Banyak sekolah kita yang mulai menerapkan
metode learning based internet (LBS) dalam pembelajarannya. Dalam
metode ini referensi yang digunakan adalah referensi internet dan materi
pelajarannya pun banyak yang di-download dari internet. Lebih daripada
itu, pengembangan kurikulum dan silabusnya pun didasarkan pada
perkembangan internet itu sendiri. Dalam keadaan seperti ini, sudah
tentu guru dituntut menguasai internet kalau tidak ingin diolok-olok
oleh siswanya. Ternyata guru kita pun dengan cakap dan terampil mampu
menguasainya.
Siapa bilang guru Indonesia kalah cerdas
dan kalah terampil dibanding guru AS, khususnya guru-guru TJHS sebagai
sekolah terbaik dan bernilai tertinggi di AS.
Memang benar guru kita banyak yang
sekualitas guru AS, namun sayangnya, jumlah guru yang seperti itu
relatif sangat terbatas. Kalau kita bertandang ke daerah pedesaan atau
daerah pelosok lainnya, banyak guru yang belum akrab dan merasa asing
dengan internet. Jangankan menguasai internet, guru yang rumahnya belum
terjangkau aliran listrik pun tidak kecil jumlahnya. Bagaimana mungkin
mereka akrab dengan internet kalau listrik saja belum diakrabinya.
Sesekali pergilah ke Papua, Papua Barat,
Maluku Utara, dan NTT. Kita tidak perlu heran kalau untuk berjalan ke
sekolah dari ibu kota kabupaten, diperlukan waktu 2 hari 2 malam. Lalu
bertandanglah ke Kepulauan Riau, Bangka Belitung, Kalimantan Selatan,
dan NTB. Kita tidak perlu heran kalau untuk bersampan ke sekolah dari
ibu kota kabupaten, diperlukan waktu berjam-jam. Bagaimana mungkin guru
di sekolah tersebut akrab dengan internet kalau sekolahnya terisolasi?

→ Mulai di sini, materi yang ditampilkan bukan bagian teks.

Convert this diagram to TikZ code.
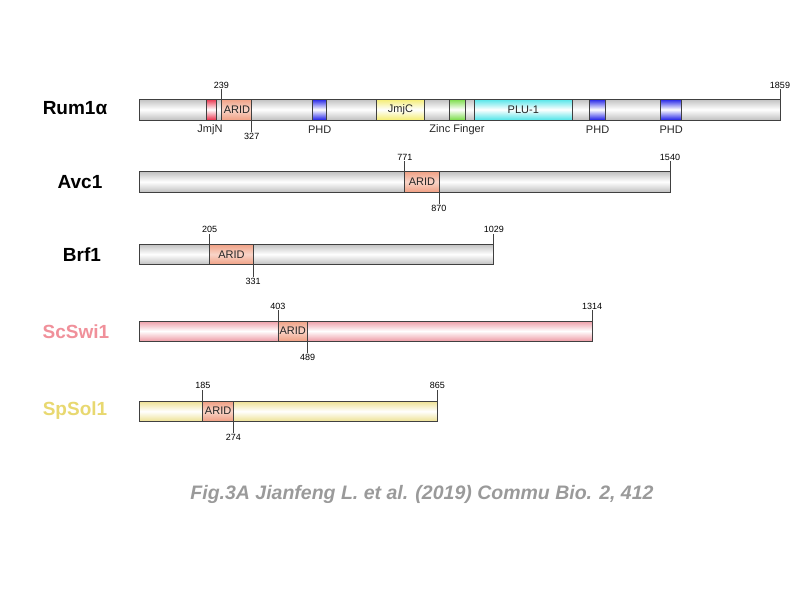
\documentclass[tikz,border=0pt]{standalone}
\usepackage{fontspec}
\setmainfont{Liberation Sans}
\usetikzlibrary{positioning}
\definecolor{EdgeGray}{HTML}{404040}
\definecolor{BarGray}{HTML}{C0C0C0}
\definecolor{LabGray}{HTML}{262626}
\definecolor{JmjNRed}{HTML}{E8304A}
\definecolor{AridSalmon}{HTML}{F0A084}
\definecolor{PhdBlue}{HTML}{1E1EE6}
\definecolor{JmjCYellow}{HTML}{F4EC70}
\definecolor{ZnGreen}{HTML}{78DC46}
\definecolor{PluCyan}{HTML}{50E4E8}
\definecolor{SwiPink}{HTML}{EE9CA6}
\definecolor{SolYellow}{HTML}{EEE296}
\definecolor{SwiName}{HTML}{F0909A}
\definecolor{SolName}{HTML}{E8D870}
\definecolor{CapGray}{HTML}{9A9A9A}
% residue -> x position (1859 aa over 641 px)
\newcommand{\aax}[1]{139+0.3448*#1}

\begin{document}
\begin{tikzpicture}[x=1pt,y=-1pt,
  every node/.style={inner sep=0pt},
  pname/.style={font=\fontsize{19}{22}\selectfont\bfseries},
  num/.style={font=\fontsize{9}{10}\selectfont},
  dlab/.style={font=\fontsize{11}{13}\selectfont,text=LabGray},
  bar/.style={draw=EdgeGray,line width=.9pt,top color=#1,bottom color=#1,middle color=white},
  arid/.style={draw=EdgeGray,line width=.9pt,top color=AridSalmon,bottom color=AridSalmon,middle color=AridSalmon!45!white},
  tick/.style={draw=EdgeGray,line width=.8pt}]
\useasboundingbox (0,0) rectangle (800,600);

% Rum1alpha
\node[pname] (rum) at (75,108) {Rum1α};
\shade[bar=BarGray] (139,99) rectangle ({\aax{1859}},120);
\shade[bar=JmjNRed] (206,99) rectangle (216,120);
\shade[arid] ({\aax{239}},99) rectangle ({\aax{327}},120);
\foreach \xa/\xb in {312.7/326.7, 589.5/605.7, 660.7/681.7}
  \shade[bar=PhdBlue] (\xa,99) rectangle (\xb,120);
\shade[bar=JmjCYellow] (376.7,99) rectangle (424.3,120);
\shade[bar=ZnGreen] (449.3,99) rectangle (465.7,120);
\shade[bar=PluCyan] (474.3,99) rectangle (572.3,120);
\node[dlab] (rumarid) at (237,109.5) {ARID};
\node[dlab] (rumjmjc) at (400.5,109.5) {JmjC};
\node[dlab] (rumplu) at (523.3,109.5) {PLU-1};
\node[dlab] (rumjmjn) at (210,129.5) {JmjN};
\node[dlab] (rumphda) at (319.7,129.5) {PHD};
\node[dlab] (rumzn) at (457,129.5) {Zinc Finger};
\node[dlab] (rumphdb) at (597.6,129.5) {PHD};
\node[dlab] (rumphdc) at (671.2,129.5) {PHD};
\node[num] (r239) at ({\aax{239}},85) {239};
\node[num] (r327) at ({\aax{327}},136.5) {327};
\node[num] (r1859) at ({\aax{1859}},85) {1859};
\coordinate (r239e) at ({\aax{239}},99);
\coordinate (r327e) at ({\aax{327}},120);
\coordinate (r1859e) at ({\aax{1859}},99);
\draw[tick] ([yshift=-1pt]r239.south) -- (r239e);
\draw[tick] ([yshift=1pt]r327.north) -- (r327e);
\draw[tick] ([yshift=-1pt]r1859.south) -- (r1859e);

% Avc1
\node[pname] (avc) at (80,182) {Avc1};
\shade[bar=BarGray] (139,171.5) rectangle ({\aax{1540}},192);
\shade[arid] ({\aax{771}},171.5) rectangle ({\aax{870}},192);
\node[dlab] (avcarid) at ({\aax{820.5}},182) {ARID};
\node[num] (a771) at ({\aax{771}},157) {771};
\node[num] (a870) at ({\aax{870}},208.5) {870};
\node[num] (a1540) at ({\aax{1540}},157) {1540};
\coordinate (a771e) at ({\aax{771}},171.5);
\coordinate (a870e) at ({\aax{870}},192);
\coordinate (a1540e) at ({\aax{1540}},171.5);
\draw[tick] ([yshift=-1pt]a771.south) -- (a771e);
\draw[tick] ([yshift=1pt]a870.north) -- (a870e);
\draw[tick] ([yshift=-1pt]a1540.south) -- (a1540e);

% Brf1
\node[pname] (brf) at (82,254.5) {Brf1};
\shade[bar=BarGray] (139,244) rectangle ({\aax{1029}},264.5);
\shade[arid] ({\aax{205}},244) rectangle ({\aax{331}},264.5);
\node[dlab] (brfarid) at ({\aax{268}},254.3) {ARID};
\node[num] (b205) at ({\aax{205}},229.5) {205};
\node[num] (b331) at ({\aax{331}},281) {331};
\node[num] (b1029) at ({\aax{1029}},229.5) {1029};
\coordinate (b205e) at ({\aax{205}},244);
\coordinate (b331e) at ({\aax{331}},264.5);
\coordinate (b1029e) at ({\aax{1029}},244);
\draw[tick] ([yshift=-1pt]b205.south) -- (b205e);
\draw[tick] ([yshift=1pt]b331.north) -- (b331e);
\draw[tick] ([yshift=-1pt]b1029.south) -- (b1029e);

% ScSwi1
\node[pname,text=SwiName] (swi) at (76,331.5) {ScSwi1};
\shade[bar=SwiPink] (139,321) rectangle ({\aax{1314}},341);
\shade[arid] ({\aax{403}},321) rectangle ({\aax{489}},341);
\node[dlab] (swiarid) at ({\aax{446}},331) {ARID};
\node[num] (s403) at ({\aax{403}},306) {403};
\node[num] (s489) at ({\aax{489}},357.5) {489};
\node[num] (s1314) at ({\aax{1314}},306) {1314};
\coordinate (s403e) at ({\aax{403}},321);
\coordinate (s489e) at ({\aax{489}},341);
\coordinate (s1314e) at ({\aax{1314}},321);
\draw[tick] ([yshift=-1pt]s403.south) -- (s403e);
\draw[tick] ([yshift=1pt]s489.north) -- (s489e);
\draw[tick] ([yshift=-1pt]s1314.south) -- (s1314e);

% SpSol1
\node[pname,text=SolName] (sol) at (75,411) {SpSol1};
\shade[bar=SolYellow] (139,401.5) rectangle ({\aax{865}},421);
\shade[arid] ({\aax{185}},401.5) rectangle ({\aax{274}},421);
\node[dlab] (solarid) at ({\aax{229.5}},411) {ARID};
\node[num] (p185) at ({\aax{185}},385.5) {185};
\node[num] (p274) at ({\aax{274}},437) {274};
\node[num] (p865) at ({\aax{865}},385.5) {865};
\coordinate (p185e) at ({\aax{185}},401.5);
\coordinate (p274e) at ({\aax{274}},421);
\coordinate (p865e) at ({\aax{865}},401.5);
\draw[tick] ([yshift=-1pt]p185.south) -- (p185e);
\draw[tick] ([yshift=1pt]p274.north) -- (p274e);
\draw[tick] ([yshift=-1pt]p865.south) -- (p865e);

\node[font=\fontsize{19.5}{22}\selectfont\bfseries\itshape,text=CapGray] (cap) at (422,494)
  {Fig.3A Jianfeng L. et al. (2019) Commu Bio. 2, 412};
\end{tikzpicture}
\end{document}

Apabila kita kuantifikasi, jumlah guru
kita yang menguasai internet barangkali jauh lebih sedikit dibanding
para guru yang belum familiar dengan internet; termasuk yang belum
pernah menyentuh komputer.
Guru Masa Depan
Tidak bisa tidak, guru Indonesia masa
depan adalah guru yang dapat menguasai internet. Relevan dengan Moore’s
Law yang diciptakan oleh Gordon E Moore bahwa ke depan setiap orang
hendaknya akrab dengan “peralatan mikro” (baca: internet) supaya mampu
mengikuti perkembangan informasi.
Guru Indonesia masa depan harus mampu
menguasai internet serta siap mengaplikasikannya baik dalam pembelajaran
maupun kehidupan sehari-hari. Nantinya pasti akan terasa lucu kalau ada
guru yang tidak mengenal komputer dan internet. Kalau guru kita tidak
mengenal internet, nanti akan makin tertinggal oleh guru-guru di negara
maju. Bahkan, dengan guru-guru Malaysia yang dulu pernah berguru di
Indonesia pun, guru-guru kita akan makin tertinggal.

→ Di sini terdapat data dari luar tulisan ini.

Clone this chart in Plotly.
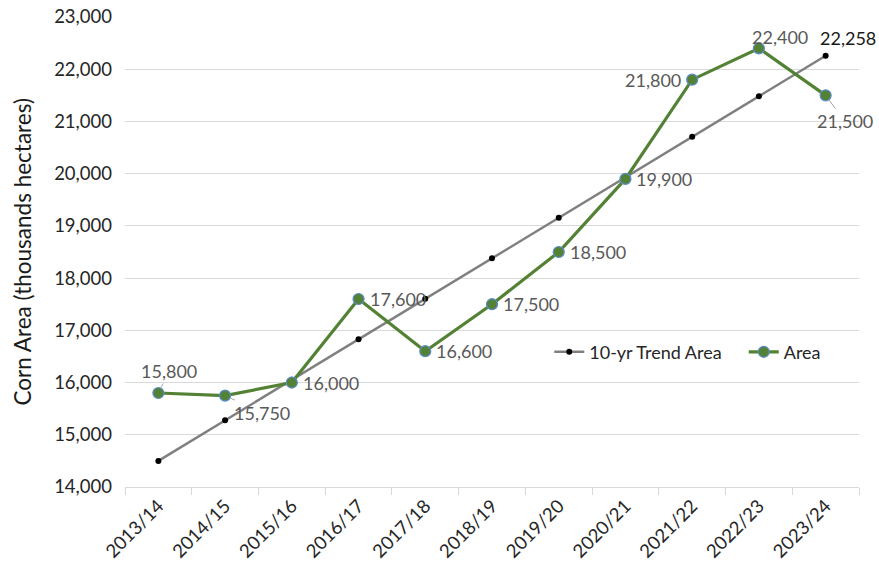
import plotly.graph_objects as go

seasons = ["2013/14", "2014/15", "2015/16", "2016/17", "2017/18", "2018/19",
           "2019/20", "2020/21", "2021/22", "2022/23", "2023/24"]
trend_area = [14500, 15276, 16052, 16827, 17603, 18379, 19155, 19931, 20706, 21482, 22258]
area = [15800, 15750, 16000, 17600, 16600, 17500, 18500, 19900, 21800, 22400, 21500]

FONT = "Lato, 'Open Sans', sans-serif"
GREEN = "#548235"
GRID = "#d9d9d9"
LABEL = "#595959"

fig = go.Figure()
fig.add_trace(go.Scatter(
    x=seasons, y=trend_area, name="10-yr Trend Area", mode="lines+markers",
    line=dict(color="#808080", width=2.5),
    marker=dict(color="black", size=6),
    legend="legend",
))
fig.add_trace(go.Scatter(
    x=seasons, y=area, name="Area", mode="lines+markers",
    line=dict(color=GREEN, width=3.2),
    marker=dict(color=GREEN, size=11, line=dict(color="#5b8bd0", width=1.2)),
    legend="legend2",
))

# label placement styles for the Area series: (mode, dx, dy, anchor)
label_style = [
    ("arrow", 11, -22, None),
    ("arrow", 37, 17, None),
    ("side", 9, 0, "left"),
    ("side", 9, 0, "left"),
    ("side", 9, 0, "left"),
    ("side", 9, 0, "left"),
    ("side", 9, 0, "left"),
    ("side", 9, 0, "left"),
    ("side", -9, 0, "right"),
    ("side", -9, 11, "left"),
    ("arrow", 19, 26, None),
]

annotations = []
for s, v, (mode, dx, dy, anc) in zip(seasons, area, label_style):
    txt = f"{v:,}"
    if mode == "arrow":
        annotations.append(dict(
            x=s, y=v, text=txt, showarrow=True, arrowhead=0, arrowwidth=1,
            arrowcolor="#a6a6a6", ax=dx, ay=dy, standoff=6,
            font=dict(family=FONT, size=18, color=LABEL),
        ))
    else:
        annotations.append(dict(
            x=s, y=v, text=txt, showarrow=False, xanchor=anc, yanchor="middle",
            xshift=dx, yshift=dy,
            font=dict(family=FONT, size=18, color=LABEL),
        ))

# trend label on the last point
annotations.append(dict(
    x=seasons[-1], y=trend_area[-1], text=f"{trend_area[-1]:,}", showarrow=False,
    xanchor="left", yanchor="middle", xshift=-8, yshift=18,
    font=dict(family=FONT, size=18, color="#1a1a1a"),
))

# y axis title
annotations.append(dict(
    text="Corn Area (thousands hectares)", xref="paper", yref="paper",
    x=-0.141, y=0.5, xanchor="center", yanchor="middle", textangle=-90,
    showarrow=False, font=dict(family=FONT, size=22.5, color="#1a1a1a"),
))

legend_style = dict(
    orientation="h", yanchor="middle", y=0.287, xanchor="left",
    bgcolor="rgba(0,0,0,0)", font=dict(family=FONT, size=18, color="#262626"),
    itemwidth=30,
)

fig.update_layout(
    width=879, height=577,
    margin=dict(l=125, r=20, t=17, b=90),
    paper_bgcolor="white", plot_bgcolor="white",
    font=dict(family=FONT, size=17, color="#404040"),
    showlegend=True,
    legend=dict(legend_style, x=0.578),
    legend2=dict(legend_style, x=0.843),
    annotations=annotations,
)
fig.update_xaxes(
    type="category", range=[-0.5, len(seasons) - 0.5],
    showgrid=False, showline=True, linecolor=GRID, linewidth=1,
    ticks="outside", tickson="boundaries", ticklen=7, tickcolor=GRID,
    tickangle=-45, automargin=False,
    tickfont=dict(family=FONT, size=18.5, color="#262626"),
)
fig.update_yaxes(
    range=[14000, 23000], dtick=1000, tickformat=",", showgrid=True,
    gridcolor=GRID, gridwidth=1, zeroline=False, showline=False, automargin=False,
    ticklabelstandoff=12, tickfont=dict(family=FONT, size=18.5, color="#262626"),
)

fig.write_html(
    "out.html",
    config={"responsive": False, "displayModeBar": False},
    post_script="document.body.style.margin='0';document.body.style.padding='0';",
)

Penguasaan internet para guru secara
langsung maupun tidak langsung berpengaruh positif terhadap peningkatan
kualitas pendidikan nasional. Dengan menguasai internet, maka
pengetahuan, ilmu, dan teknologi yang ditransfer kepada siswa akan lebih
menarik, lebih cepat, dan lebih aktual.
Memang harus disadari bahwa internet
bukanlah segala-galanya. Guru Indonesia masa depan memang harus
menguasai internet, tetapi di sisi yang lain harus tetap memahami
kultur, sikap, dan nilai keindonesiaan. Hal ini pun merupakan hal yang
tidak bisa ditawar pula. Jadi, guru Indonesia masa depan adalah guru
yang tetap memahami kultur, sikap, dan nilai keindonesiaan di satu sisi
dan menguasai teknologi informasi di sisi lain.